Locate the string "drawn" in the records below. Copy every line where it occurs.

DATA FOR PROCESSING -
+ + + +
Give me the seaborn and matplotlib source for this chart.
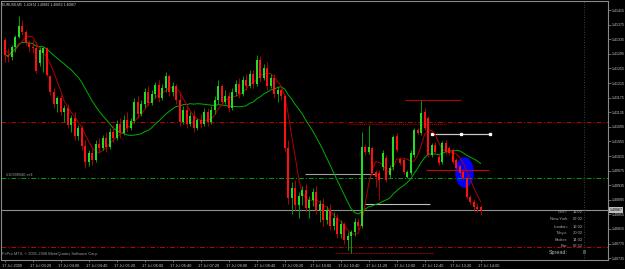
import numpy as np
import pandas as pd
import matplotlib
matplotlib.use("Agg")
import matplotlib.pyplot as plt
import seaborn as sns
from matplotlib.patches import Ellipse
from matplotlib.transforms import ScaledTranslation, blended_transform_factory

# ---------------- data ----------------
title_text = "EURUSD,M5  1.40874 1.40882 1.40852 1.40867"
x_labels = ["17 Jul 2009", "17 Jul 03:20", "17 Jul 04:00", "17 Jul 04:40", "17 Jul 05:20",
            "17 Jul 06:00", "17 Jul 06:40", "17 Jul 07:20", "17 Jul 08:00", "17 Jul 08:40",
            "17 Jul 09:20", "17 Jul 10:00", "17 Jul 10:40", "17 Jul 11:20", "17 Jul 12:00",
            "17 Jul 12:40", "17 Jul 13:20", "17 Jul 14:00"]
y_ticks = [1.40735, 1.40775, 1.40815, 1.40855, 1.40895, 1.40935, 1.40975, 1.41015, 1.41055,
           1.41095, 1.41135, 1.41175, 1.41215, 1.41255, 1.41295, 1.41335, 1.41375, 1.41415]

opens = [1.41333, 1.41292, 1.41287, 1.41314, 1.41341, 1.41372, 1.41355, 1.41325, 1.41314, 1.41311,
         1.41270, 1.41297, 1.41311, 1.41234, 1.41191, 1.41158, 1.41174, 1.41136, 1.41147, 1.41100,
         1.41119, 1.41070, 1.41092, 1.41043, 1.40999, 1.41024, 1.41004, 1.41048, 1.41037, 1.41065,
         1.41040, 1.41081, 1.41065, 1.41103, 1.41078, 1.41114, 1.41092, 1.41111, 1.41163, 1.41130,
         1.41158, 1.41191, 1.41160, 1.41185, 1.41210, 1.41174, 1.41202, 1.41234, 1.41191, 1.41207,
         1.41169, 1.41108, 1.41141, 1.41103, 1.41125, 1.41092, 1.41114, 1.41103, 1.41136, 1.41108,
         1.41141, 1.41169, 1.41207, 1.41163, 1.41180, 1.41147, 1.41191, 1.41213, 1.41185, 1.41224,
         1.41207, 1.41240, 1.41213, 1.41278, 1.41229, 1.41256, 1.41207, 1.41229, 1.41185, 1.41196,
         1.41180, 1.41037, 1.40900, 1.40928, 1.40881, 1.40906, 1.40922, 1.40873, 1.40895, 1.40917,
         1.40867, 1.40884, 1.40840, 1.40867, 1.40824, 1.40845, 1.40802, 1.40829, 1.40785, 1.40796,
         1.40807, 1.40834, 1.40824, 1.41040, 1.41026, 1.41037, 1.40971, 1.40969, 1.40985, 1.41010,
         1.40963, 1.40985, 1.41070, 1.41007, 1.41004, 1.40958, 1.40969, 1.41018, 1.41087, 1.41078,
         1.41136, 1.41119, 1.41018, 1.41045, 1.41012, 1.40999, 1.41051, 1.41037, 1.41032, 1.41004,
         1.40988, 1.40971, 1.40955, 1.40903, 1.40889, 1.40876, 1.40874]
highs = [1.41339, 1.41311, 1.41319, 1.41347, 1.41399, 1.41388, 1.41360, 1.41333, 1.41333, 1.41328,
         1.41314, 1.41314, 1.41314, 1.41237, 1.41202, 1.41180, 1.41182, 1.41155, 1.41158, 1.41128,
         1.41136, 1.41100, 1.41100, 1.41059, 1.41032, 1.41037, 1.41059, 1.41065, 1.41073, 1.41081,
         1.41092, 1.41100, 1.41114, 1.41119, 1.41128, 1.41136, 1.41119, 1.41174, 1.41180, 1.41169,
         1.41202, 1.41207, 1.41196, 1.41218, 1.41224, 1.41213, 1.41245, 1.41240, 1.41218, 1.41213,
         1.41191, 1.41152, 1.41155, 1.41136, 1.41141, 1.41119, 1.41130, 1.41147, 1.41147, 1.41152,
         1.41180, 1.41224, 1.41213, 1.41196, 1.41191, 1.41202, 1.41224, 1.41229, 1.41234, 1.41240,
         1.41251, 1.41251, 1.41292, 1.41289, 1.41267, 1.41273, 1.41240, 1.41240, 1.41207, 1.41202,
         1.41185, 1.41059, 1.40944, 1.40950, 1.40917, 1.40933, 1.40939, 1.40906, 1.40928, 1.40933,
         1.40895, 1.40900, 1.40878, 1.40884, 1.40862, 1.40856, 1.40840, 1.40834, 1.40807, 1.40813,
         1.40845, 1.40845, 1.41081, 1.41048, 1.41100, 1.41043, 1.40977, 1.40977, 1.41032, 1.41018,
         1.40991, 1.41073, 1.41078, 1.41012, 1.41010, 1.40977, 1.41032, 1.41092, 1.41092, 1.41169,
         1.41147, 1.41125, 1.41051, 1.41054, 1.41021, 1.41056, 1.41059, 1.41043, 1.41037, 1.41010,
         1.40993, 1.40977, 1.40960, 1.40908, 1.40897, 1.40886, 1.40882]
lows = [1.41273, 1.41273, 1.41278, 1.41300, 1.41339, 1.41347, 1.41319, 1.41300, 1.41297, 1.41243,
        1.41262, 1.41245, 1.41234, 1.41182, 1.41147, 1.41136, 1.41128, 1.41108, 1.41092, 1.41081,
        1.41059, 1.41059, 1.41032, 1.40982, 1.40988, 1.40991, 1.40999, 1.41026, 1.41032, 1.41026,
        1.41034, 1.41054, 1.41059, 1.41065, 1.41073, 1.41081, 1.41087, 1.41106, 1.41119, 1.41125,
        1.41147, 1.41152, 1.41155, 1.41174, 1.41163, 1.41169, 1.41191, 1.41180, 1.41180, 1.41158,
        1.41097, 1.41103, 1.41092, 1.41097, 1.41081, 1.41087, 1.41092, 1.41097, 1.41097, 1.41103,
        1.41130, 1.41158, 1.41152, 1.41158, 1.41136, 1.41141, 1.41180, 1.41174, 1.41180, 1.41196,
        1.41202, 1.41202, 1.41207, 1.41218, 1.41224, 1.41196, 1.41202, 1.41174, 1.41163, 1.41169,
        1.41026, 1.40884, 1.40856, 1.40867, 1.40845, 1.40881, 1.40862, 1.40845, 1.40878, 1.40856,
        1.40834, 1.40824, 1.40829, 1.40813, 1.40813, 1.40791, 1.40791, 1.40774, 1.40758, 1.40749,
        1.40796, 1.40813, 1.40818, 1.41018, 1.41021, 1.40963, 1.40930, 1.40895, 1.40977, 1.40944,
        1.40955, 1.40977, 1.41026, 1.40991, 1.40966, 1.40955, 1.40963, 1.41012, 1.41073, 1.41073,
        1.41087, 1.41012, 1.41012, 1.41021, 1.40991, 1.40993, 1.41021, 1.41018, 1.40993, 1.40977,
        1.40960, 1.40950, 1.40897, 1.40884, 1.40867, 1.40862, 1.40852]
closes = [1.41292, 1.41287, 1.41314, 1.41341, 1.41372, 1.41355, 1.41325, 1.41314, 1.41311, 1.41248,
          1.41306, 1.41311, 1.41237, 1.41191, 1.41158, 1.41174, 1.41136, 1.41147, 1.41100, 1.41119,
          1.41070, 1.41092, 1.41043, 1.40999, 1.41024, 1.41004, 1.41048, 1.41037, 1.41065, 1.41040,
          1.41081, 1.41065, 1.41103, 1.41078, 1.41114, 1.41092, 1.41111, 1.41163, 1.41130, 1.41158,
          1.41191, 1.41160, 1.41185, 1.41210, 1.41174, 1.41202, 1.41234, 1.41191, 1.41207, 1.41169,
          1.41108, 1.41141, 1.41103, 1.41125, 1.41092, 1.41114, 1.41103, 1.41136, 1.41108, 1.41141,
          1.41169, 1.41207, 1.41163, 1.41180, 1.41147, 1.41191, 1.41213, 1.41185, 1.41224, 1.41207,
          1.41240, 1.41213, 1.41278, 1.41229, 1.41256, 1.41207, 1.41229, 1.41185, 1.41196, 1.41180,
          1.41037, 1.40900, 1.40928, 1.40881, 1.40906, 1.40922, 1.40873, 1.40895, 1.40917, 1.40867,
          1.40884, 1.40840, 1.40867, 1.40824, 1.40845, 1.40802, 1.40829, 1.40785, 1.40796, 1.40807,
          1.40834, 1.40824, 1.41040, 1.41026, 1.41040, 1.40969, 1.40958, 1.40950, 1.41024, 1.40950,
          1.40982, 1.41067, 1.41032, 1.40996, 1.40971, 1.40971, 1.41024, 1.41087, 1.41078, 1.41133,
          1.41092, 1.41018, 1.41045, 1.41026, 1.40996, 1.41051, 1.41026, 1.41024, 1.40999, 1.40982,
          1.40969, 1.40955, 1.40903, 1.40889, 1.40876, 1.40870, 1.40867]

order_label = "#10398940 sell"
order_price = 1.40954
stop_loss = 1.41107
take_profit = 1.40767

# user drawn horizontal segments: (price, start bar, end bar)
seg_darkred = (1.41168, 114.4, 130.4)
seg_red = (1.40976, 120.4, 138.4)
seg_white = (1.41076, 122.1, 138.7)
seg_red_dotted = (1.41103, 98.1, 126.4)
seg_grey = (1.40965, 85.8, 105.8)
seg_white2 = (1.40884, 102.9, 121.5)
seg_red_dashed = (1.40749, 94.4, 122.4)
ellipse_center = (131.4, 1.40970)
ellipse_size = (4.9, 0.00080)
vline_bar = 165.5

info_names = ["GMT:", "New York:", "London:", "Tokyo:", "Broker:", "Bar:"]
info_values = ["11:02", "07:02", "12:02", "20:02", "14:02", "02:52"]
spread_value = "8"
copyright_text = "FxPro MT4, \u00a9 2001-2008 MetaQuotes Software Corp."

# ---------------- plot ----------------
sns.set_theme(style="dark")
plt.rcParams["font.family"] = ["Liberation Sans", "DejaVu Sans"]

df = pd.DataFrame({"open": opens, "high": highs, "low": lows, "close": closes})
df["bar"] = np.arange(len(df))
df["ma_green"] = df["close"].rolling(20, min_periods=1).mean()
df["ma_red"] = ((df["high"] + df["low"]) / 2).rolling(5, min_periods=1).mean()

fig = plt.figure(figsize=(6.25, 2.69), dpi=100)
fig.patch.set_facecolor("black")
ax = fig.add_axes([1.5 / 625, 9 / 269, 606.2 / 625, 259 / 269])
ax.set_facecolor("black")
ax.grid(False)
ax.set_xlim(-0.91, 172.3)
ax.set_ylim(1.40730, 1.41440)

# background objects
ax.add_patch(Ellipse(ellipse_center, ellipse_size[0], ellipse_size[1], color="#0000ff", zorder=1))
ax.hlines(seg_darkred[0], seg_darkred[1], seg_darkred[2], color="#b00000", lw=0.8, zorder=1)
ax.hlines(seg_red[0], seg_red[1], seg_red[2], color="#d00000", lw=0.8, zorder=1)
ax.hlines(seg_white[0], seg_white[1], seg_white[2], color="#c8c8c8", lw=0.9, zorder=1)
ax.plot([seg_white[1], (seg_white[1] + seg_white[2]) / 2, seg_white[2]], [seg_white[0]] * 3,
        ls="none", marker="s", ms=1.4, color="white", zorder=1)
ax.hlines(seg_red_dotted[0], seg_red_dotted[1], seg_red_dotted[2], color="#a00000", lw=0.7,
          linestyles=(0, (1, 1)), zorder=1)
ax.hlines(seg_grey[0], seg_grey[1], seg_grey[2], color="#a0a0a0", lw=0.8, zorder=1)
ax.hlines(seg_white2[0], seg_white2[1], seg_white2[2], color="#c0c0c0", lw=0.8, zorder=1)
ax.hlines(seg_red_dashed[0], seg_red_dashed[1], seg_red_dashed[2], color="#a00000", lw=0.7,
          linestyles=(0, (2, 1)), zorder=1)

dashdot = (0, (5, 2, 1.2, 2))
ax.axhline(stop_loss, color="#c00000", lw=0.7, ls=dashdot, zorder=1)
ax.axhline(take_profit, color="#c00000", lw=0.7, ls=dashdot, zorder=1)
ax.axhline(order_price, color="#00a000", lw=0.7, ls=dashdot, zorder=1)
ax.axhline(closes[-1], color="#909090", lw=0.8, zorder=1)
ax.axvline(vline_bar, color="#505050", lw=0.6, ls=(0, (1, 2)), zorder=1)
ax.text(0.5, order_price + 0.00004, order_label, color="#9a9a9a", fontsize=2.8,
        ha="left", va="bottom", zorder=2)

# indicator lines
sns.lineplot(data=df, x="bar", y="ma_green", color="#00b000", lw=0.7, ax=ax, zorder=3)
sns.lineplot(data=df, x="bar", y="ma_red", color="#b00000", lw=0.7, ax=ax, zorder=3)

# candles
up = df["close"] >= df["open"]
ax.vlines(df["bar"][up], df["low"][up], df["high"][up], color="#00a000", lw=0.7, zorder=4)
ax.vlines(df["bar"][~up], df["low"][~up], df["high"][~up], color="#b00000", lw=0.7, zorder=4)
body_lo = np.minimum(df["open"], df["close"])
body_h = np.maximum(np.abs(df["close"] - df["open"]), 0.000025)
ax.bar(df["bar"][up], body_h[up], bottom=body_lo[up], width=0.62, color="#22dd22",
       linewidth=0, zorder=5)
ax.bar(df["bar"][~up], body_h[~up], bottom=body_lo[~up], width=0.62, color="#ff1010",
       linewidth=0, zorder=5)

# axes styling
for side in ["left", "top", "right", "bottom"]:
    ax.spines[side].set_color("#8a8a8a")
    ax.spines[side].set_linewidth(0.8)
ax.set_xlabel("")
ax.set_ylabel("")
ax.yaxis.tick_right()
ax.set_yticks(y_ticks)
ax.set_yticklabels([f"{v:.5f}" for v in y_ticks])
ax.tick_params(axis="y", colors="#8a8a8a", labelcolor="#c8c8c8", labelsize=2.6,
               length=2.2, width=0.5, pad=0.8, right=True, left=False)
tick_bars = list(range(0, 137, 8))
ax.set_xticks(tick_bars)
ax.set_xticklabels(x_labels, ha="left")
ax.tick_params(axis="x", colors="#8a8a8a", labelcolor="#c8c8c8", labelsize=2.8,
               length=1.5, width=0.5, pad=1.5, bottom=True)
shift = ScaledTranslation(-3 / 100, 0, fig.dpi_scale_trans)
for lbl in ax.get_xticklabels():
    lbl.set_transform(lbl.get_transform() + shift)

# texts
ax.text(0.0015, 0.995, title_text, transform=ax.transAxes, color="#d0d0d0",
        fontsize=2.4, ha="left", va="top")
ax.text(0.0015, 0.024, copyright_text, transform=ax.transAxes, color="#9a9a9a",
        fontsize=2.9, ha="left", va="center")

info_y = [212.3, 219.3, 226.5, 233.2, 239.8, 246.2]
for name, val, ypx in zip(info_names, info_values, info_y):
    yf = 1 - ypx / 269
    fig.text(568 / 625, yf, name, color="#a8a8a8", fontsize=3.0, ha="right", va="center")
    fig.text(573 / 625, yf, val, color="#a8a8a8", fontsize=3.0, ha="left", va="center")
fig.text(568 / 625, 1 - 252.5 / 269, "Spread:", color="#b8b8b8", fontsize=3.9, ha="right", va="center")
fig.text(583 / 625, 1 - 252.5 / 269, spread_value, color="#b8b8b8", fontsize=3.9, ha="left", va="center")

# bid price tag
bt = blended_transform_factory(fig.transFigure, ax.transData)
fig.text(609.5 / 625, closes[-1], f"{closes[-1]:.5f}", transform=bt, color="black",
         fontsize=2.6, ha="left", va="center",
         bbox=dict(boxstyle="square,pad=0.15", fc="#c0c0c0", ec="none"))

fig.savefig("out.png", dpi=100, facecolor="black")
+ + + +
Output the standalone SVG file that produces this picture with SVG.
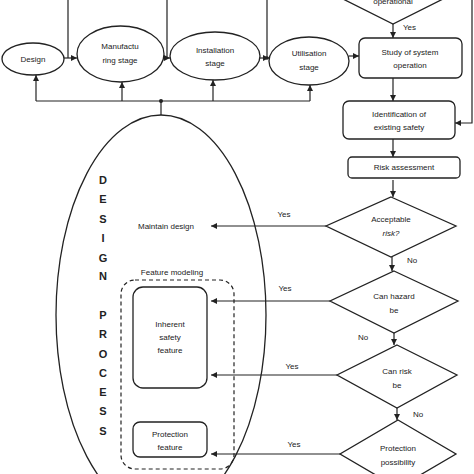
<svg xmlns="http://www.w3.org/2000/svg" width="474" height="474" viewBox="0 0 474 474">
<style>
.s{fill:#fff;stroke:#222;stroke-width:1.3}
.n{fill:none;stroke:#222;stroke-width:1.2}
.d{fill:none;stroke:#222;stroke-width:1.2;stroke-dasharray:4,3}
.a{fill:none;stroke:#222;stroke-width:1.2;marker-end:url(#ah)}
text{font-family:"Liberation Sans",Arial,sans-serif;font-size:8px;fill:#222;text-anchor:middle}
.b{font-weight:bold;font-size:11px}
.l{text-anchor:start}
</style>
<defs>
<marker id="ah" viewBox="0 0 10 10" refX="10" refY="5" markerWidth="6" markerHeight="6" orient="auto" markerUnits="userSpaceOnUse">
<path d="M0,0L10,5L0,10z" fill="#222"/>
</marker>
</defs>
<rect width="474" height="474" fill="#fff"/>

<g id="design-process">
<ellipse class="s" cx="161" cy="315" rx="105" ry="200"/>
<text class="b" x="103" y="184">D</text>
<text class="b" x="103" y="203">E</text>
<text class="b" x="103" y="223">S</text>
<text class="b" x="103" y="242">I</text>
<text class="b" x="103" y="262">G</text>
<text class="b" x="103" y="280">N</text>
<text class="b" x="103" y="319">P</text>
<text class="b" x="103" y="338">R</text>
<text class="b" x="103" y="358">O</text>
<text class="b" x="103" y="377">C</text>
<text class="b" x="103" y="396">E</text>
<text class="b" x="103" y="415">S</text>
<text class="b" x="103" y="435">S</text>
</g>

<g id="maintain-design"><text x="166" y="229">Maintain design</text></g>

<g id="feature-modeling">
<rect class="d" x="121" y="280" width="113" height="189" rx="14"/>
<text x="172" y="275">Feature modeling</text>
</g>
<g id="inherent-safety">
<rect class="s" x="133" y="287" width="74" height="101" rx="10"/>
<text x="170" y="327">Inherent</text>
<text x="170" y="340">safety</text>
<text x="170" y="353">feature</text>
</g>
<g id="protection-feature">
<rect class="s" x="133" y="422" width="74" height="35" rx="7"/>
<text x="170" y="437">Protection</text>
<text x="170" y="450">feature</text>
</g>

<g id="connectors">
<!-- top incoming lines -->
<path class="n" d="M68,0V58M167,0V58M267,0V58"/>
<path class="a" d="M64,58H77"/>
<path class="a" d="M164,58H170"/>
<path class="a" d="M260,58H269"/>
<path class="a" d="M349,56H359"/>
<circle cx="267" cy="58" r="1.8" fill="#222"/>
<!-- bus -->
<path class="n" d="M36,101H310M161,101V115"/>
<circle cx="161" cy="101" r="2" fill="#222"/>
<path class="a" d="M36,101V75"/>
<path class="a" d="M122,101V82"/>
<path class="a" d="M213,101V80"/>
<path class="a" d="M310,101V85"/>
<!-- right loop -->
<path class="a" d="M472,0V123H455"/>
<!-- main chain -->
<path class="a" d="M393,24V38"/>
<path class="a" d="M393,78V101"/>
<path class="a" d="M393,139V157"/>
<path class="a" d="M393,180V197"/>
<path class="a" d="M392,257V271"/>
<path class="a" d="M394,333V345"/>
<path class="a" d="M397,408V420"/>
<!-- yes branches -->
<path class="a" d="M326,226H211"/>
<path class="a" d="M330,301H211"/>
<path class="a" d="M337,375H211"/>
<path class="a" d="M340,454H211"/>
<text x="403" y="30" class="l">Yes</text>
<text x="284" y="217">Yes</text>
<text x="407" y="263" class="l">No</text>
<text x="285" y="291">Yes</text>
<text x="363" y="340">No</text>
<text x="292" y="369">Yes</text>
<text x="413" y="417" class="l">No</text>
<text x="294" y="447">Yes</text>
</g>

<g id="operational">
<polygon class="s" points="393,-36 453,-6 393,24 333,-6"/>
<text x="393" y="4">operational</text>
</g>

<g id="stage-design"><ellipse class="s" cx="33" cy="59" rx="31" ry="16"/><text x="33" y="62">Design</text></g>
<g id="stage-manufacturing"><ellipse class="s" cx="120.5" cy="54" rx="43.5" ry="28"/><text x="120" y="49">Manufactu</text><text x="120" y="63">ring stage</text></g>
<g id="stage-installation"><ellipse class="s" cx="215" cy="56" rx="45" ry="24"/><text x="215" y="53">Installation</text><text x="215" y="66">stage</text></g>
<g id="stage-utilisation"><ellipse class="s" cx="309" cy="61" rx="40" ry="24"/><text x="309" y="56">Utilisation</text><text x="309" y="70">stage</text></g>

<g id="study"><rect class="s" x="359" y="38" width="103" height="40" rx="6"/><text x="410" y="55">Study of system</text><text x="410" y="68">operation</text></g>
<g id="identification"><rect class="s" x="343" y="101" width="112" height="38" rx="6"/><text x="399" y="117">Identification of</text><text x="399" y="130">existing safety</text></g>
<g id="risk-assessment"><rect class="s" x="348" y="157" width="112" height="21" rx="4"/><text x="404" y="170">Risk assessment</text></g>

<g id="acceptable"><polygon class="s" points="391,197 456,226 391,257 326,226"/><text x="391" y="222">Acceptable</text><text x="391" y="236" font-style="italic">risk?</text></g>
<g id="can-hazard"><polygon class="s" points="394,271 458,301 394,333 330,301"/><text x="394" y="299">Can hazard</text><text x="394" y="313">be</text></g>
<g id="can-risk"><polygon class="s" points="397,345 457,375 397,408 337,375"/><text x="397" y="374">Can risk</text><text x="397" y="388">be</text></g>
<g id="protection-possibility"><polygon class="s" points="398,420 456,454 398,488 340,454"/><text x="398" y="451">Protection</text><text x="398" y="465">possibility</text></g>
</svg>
+ + + +
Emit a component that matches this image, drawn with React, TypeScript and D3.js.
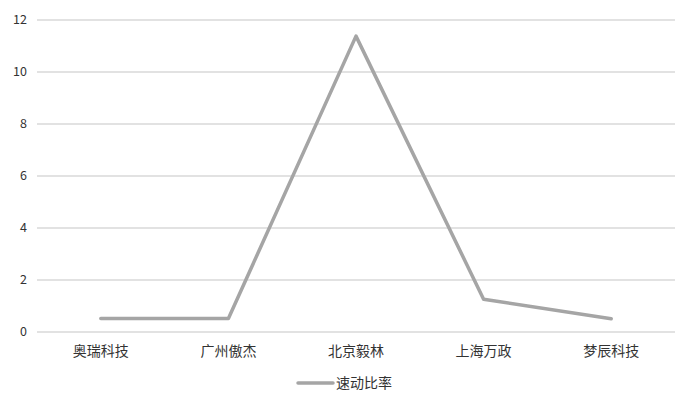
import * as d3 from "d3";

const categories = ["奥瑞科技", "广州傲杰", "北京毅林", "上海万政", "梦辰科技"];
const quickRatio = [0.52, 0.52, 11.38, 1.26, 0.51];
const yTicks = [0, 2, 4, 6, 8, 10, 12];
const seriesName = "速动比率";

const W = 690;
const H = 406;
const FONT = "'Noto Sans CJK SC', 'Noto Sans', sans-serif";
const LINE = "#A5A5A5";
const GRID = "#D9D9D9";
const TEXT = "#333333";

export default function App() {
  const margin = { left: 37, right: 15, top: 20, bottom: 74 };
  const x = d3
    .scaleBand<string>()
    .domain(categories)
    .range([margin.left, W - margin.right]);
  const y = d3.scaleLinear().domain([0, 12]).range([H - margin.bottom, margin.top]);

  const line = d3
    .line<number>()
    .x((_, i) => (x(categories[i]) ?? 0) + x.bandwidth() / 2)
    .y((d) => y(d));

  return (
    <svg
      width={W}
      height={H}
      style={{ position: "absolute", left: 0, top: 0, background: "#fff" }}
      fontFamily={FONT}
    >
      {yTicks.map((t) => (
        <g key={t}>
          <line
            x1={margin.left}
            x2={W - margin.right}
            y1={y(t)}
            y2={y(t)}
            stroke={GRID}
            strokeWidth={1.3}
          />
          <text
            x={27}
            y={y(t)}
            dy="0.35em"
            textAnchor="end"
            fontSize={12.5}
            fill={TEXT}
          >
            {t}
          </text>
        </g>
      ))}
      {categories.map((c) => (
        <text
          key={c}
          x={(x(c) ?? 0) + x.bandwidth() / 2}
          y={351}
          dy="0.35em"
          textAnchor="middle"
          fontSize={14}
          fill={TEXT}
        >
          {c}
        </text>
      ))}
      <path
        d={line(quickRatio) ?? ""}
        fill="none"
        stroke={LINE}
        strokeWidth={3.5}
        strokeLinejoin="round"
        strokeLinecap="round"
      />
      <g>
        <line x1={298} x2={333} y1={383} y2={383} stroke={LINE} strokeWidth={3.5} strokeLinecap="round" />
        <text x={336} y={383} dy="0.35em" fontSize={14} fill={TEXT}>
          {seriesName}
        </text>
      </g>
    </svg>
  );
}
+ + + +
EXERCISE SOLUTION -
# user drawn horizontal segments: (price, start bar, end bar)
Emit a component that matches this image, drawn with React, TypeScript and D3.js.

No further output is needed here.